アメリカの読者にはQRコードがアジアでどれほど普及しているかぴんと来ないかもしれないが、つまらない(と皆さんが思っている)QRコードに革命が起きている。ともあれ「ドットレス」のビジュアルQRコードを開発したイスラエルのスタートアップ、VisualeadとスポンサーのAlibabaは、そう言っている。AlibabaはこのドットレスQRコードの最初期からの採用者であり、この1月にはVisualeadに正確な額は公開されていないが、数百万ドルを投資したと報じられている。
Visualeadの共同創業者、CEOのNevo Alva toldはTechCrunchの取材に対して「新しいQRコードにはさまざまな利点があるが、その最大のものはドットに邪魔されずにスペースのほとんどを使って画像が表示できることだ。小売業者は新QRコードを利用してブランドやメッセージを表示できる。またセキュリティーも大きく向上した」と語った。
「われわれの新フォーマットは現行のビジュアルQRコードの次世代版だ。われわれはマーケットからの声に耳を傾けてこのフォーマットを開発した。新フォーマットは消費者との対話を大いに活発化する」とAlvaは言う。
Visualeadによれば新QRコードは「偽造がほとんど不可能」だという。これはAlibabaを始めとする小売業者を悩ませる偽造商品対策を大きく前進させる。偽造商品の販売に関連して先週、アメリカのラクシャリー製品のメーカーから訴訟を起こされたAlibabaは、i淘宝(タオバオ)マーケットプレイスで新しいドットレスQRコードを利用したBlue Starsキャンペーンを展開している。これによると、タオバオのマーチャントはドットレスQRコードを印刷して商品に貼り付けなければならない。商品を受け取った消費者がQRコードをスキャンすると商品が真正であることが確認できる。
最初に述べたように、アジアではQRコードはビッグ・ビジネスだ。特に中国ではオフラインからオンラインへ消費者を誘導するための中核的な役割を担っている。 北京の地下鉄に乗ればすべての広告にPRコードが印刷されているのに気づくだろう 。Alvaは「われわれのビジュアルQRコードは従来のものに比べて消費者の反応を4倍に高める」と主張する。

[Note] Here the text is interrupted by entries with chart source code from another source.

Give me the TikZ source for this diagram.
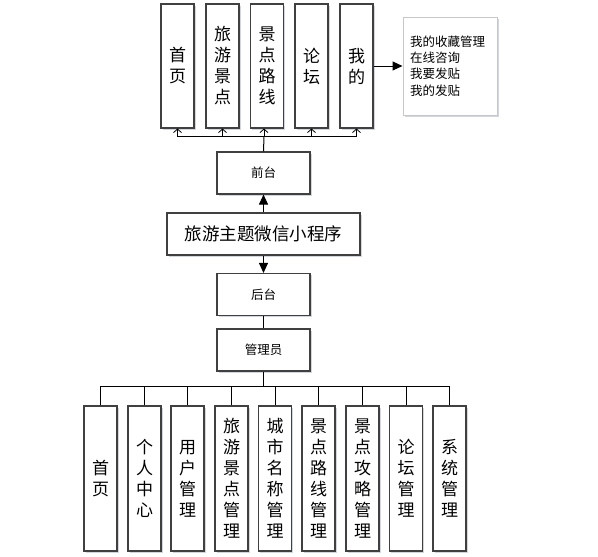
\documentclass[tikz,border=0pt]{standalone}
\usepackage{fontspec}
\setmainfont{Noto Sans CJK SC}
\usetikzlibrary{arrows.meta,shadows}
\definecolor{bord}{HTML}{404040}
\definecolor{shd}{HTML}{C8CCD4}
\tikzset{
  box/.style={draw=bord, line width=1.1pt, fill=white, inner sep=0pt, align=center,
    drop shadow={shadow xshift=1.5pt, shadow yshift=-1.5pt, fill=shd, opacity=0.8}},
  vbox/.style={box, minimum width=33pt, font=\fontsize{17}{21}\selectfont},
  tbox/.style={vbox, minimum height=124pt},
  bbox/.style={vbox, minimum height=145pt},
  hbox/.style={box, minimum width=93pt, minimum height=42pt, font=\fontsize{12.5}{15}\selectfont},
  conn/.style={draw=black, line width=1pt},
  fillar/.style={conn, -{Triangle[length=10pt,width=9pt]}},
  upar/.style={conn, -{Straight Barb[length=3.5pt,width=8pt,line width=0.8pt]}},
}
\begin{document}
\begin{tikzpicture}[x=1pt,y=-1pt]
\useasboundingbox (0,0) rectangle (598,557);
% top row
\node[tbox] (t1) at (177.5,66) {首\\页};
\node[tbox] (t2) at (222.5,66) {旅\\游\\景\\点};
\node[tbox] (t3) at (267,66) {景\\点\\路\\线};
\node[tbox] (t4) at (311.5,66) {论\\坛};
\node[tbox] (t5) at (356.5,66) {我\\的};
\node[draw=black!22, line width=1pt, fill=white, minimum width=94pt, minimum height=98pt,
  text width=80pt, align=left, inner sep=0pt, font=\fontsize{12.5}{16.3}\selectfont,
  drop shadow={shadow xshift=1.5pt, shadow yshift=-1.5pt, fill=shd, opacity=0.8}]
  (rb) at (450,66) {我的收藏管理\\在线咨询\\我要发贴\\我的发贴};
\draw[fillar] (t5.east) -- (rb.west);
% middle
\node[hbox] (f) at (263.5,173) {前台};
\node[box, minimum width=193pt, minimum height=42pt, font=\fontsize{17.5}{21}\selectfont] (m) at (263.5,234) {旅游主题微信小程序};
\node[hbox] (h) at (263.5,294.5) {后台};
\node[hbox] (g) at (263.5,350) {管理员};
\draw[fillar] (m.north) -- (f.south);
\draw[fillar] (m.south) -- (h.north);
\draw[conn] (h.south) -- (g.north);
% top bus
\coordinate (bt) at (264,136.5);
\draw[conn] (f.north) -- (bt);
\draw[conn] (bt -| t1) -- (bt -| t5);
\draw[upar] (bt -| t1) -- (t1.south);
\draw[upar] (bt -| t2) -- (t2.south);
\draw[upar] (bt) -- (bt |- t3.south);
\draw[upar] (bt -| t4) -- (t4.south);
\draw[upar] (bt -| t5) -- (t5.south);
% bottom row
\node[bbox] (b1) at (100.5,478.5) {首\\页};
\node[bbox] (b2) at (144.5,478.5) {个\\人\\中\\心};
\node[bbox] (b3) at (187.5,478.5) {用\\户\\管\\理};
\node[bbox] (b4) at (231.5,478.5) {旅\\游\\景\\点\\管\\理};
\node[bbox] (b5) at (275,478.5) {城\\市\\名\\称\\管\\理};
\node[bbox] (b6) at (318.5,478.5) {景\\点\\路\\线\\管\\理};
\node[bbox] (b7) at (362.5,478.5) {景\\点\\攻\\略\\管\\理};
\node[bbox] (b8) at (406,478.5) {论\\坛\\管\\理};
\node[bbox] (b9) at (449.5,478.5) {系\\统\\管\\理};
\coordinate (bb) at (263.5,386);
\draw[conn] (g.south) -- (bb);
\draw[conn] (bb -| b1) -- (bb -| b9);
\foreach \i in {1,...,9} { \draw[conn] (bb -| b\i) -- (b\i.north); }
\end{tikzpicture}
\end{document}
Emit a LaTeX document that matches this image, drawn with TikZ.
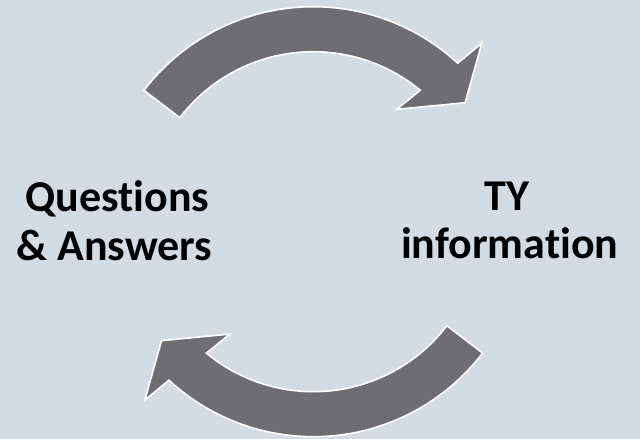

創業者の言葉をうのみにするわけにはいかないが、その主張を裏付ける事実もある。Alibabaの投資―同社として初めてのイスラエルのスタートアップへの出資―自体ものその一つだ。またVisualeadはすでにフリーミアム・サービスに50万以上の顧客を獲得しているという。Alvaは「何十万社がなんらかの形で有料サービスを利用している」と述べた。
しかし新しい規格を浸透させるには時間がかかる。AlvaはAlibabaに採用されたことが普及を大きく加速するものと期待している。
欧米への普及に関してもAlvaは望みを捨てていない。多少の時間はかかるだろうが、適切なパートナーを得られれば、欧米でも新QRコードの価値は必ず認識されるようになると考えている。
「欧米の専門家は『QRコードは死んだ』と5年も言い続けている。しかし啓蒙と浸透によってO2O [オンラインとオフラインをまたいだコマース]でQRコードは必ず成功する」とAlvaは言う。
Messengerをプラットフォーム化し、支払を可能にしたことで、Facebookは一段とeコマースに近づいた。ライバルのメッセージ・アプリのひとつ、Tangoは先週、ショッピングを全面的にサポートした。Amazonも定期的に購入するアイテムの保管場所に取り付けておき、 ボタンを一回押すだけで補充注文ができる物理的デバイス、Dashを発表した。 O2O分野でのこうしたさまざまな努力と比較すると、QRコードの柔軟性と汎用性が際立つ。アジアでは以前からメッセージ・アプリがeコマースの有力なチャンネルだったが、アメリカでもそうなりつつある。これはアメリカにおけるQRコードにとっても追い風かもしれない。
Alavaはすでにアメリカ企業とも接触していると語った。